Said one member of the group, "We have tried to build roads ourselves, but the black topping requires capital which we lack, so it has to be done by someone else. If the road is here we will be able to go to Ladrymbai and Jowai and sell our agricultural goods in the market there. At present produce grown here is fed to the pigs because it will otherwise rot."

The 50 km from Ladrymbai to Saiphung takes three hours on a road that is full of cavernous potholes. The North-East Council (NEC, a regional financing body) and the State administration cannot agree on whose responsibility it is to maintain the road, with each pointing to the other. The issue has remained unresolved for the past decade with no signs of a solution. The two buses that link Saiphung and Ladrymbai ply only in the summer months. At other times the people have to walk.

The Biate are familiar with jhum or slash-and-burn cultivation. Everyone has access to one or two hectares of land which enables only one crop of paddy a year because of water scarcity. This does not meet the needs of a household for a whole year. Along with the paddy crop - they grow an excellent quality of red rice - they grow jhum vegetables such as pumpkin, squash and green tomato, and fruits such as orange and pineapple. They use natural pesticide made from herbs to protect the organically grown crop.

From the forest they collect wild mushroom, which they sell in the market and buy the rice supplies they need for the rest of the year. Their diet, apart from rice and jhum vegetables, consists of wild boar and deer meat, leaf of sweet potato and bananas as also dry fish.

The people spoke of the need to learn new agricultural technology that would enable them to grow fruits and vegetables they can sell in the market. Access to money would enable them to ensure the health of their families and even think of higher education for their children, they said. But agriculture officers rarely move out of their offices in the district headquarters.

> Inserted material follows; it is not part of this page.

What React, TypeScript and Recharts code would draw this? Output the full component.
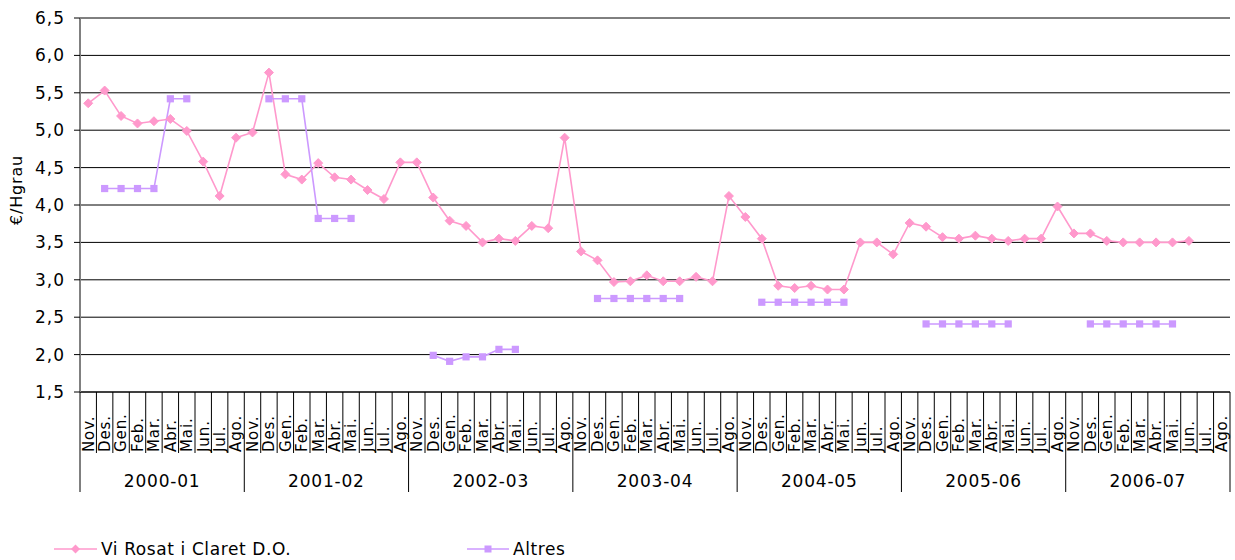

Stressing the need for good schools that provide basic education to their children, the residents of Lungmaicham said the government school there only provides education up to standard IV. Thereafter children have to travel 4 km to Saiphung town. Many have dropped out of school for this reason.

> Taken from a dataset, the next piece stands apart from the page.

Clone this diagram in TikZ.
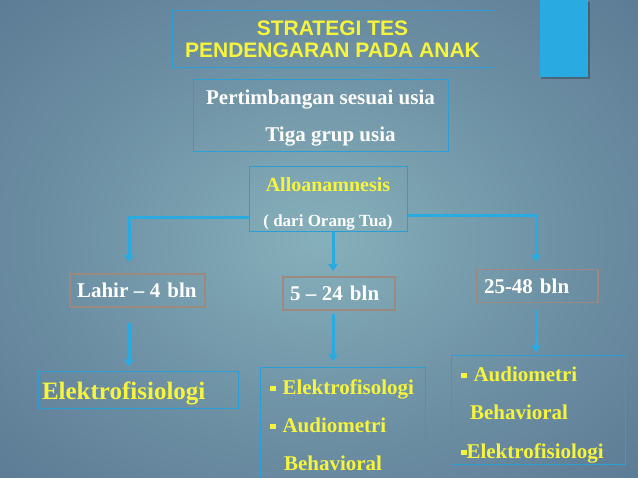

The Biate are skilled weavers of handloom cloth and cane baskets. At the home of the local school headmaster, R.P. Durpui, the family pulled out a cream-coloured cloth with thin maroon stripes. A museum piece, it was made from locally grown white and red cotton. While the white cottonseed may still be available, the red cottonseed is probably extinct, Durpui said.

The `puan pui' a thick white cotton quilt made as a wedding gift for a daughter, the finely woven cane floor mats, moorahs (stools) and baskets are other hand-made products used in a Biate household. If guided properly, these skills can supplement the Biate effort in holding fast to their culture, which in turn protects their environment.

Contrast this with the situation in Ladrymbai, where Augustine Hkydait, a coal-mine owner and member of the Good Shepherd Parish, says that many like him are forced to exploit the coal in the absence of any alternative means of livelihood. The government has failed to develop small-scale industries or the knowledge and skills base of people. Meanwhile, in selling off their forests and land for the coal business, he and his people are destroying the future of their children, he rues.

"We envisage that a time will come when the water runs out and we will have to leave this area. The rich are already moving to Jowai or Shillong. But where can we go? We will be like anyone else, nomads who live as refugees in our own homeland. Can you please send some police and army to defend us?" pleads Chelis Chyrmand.

The situation is a pointer to what the future holds for the northeastern region as it opens its borders for trade between India and Southeast Asia and the exploitation of its natural resources comes under increasing scrutiny both by the local people and others. At stake here are the last vestiges of the biodiversity gene pool remaining on this planet, as also the survival of a people whose traditional culture and wisdom have so far sustained it.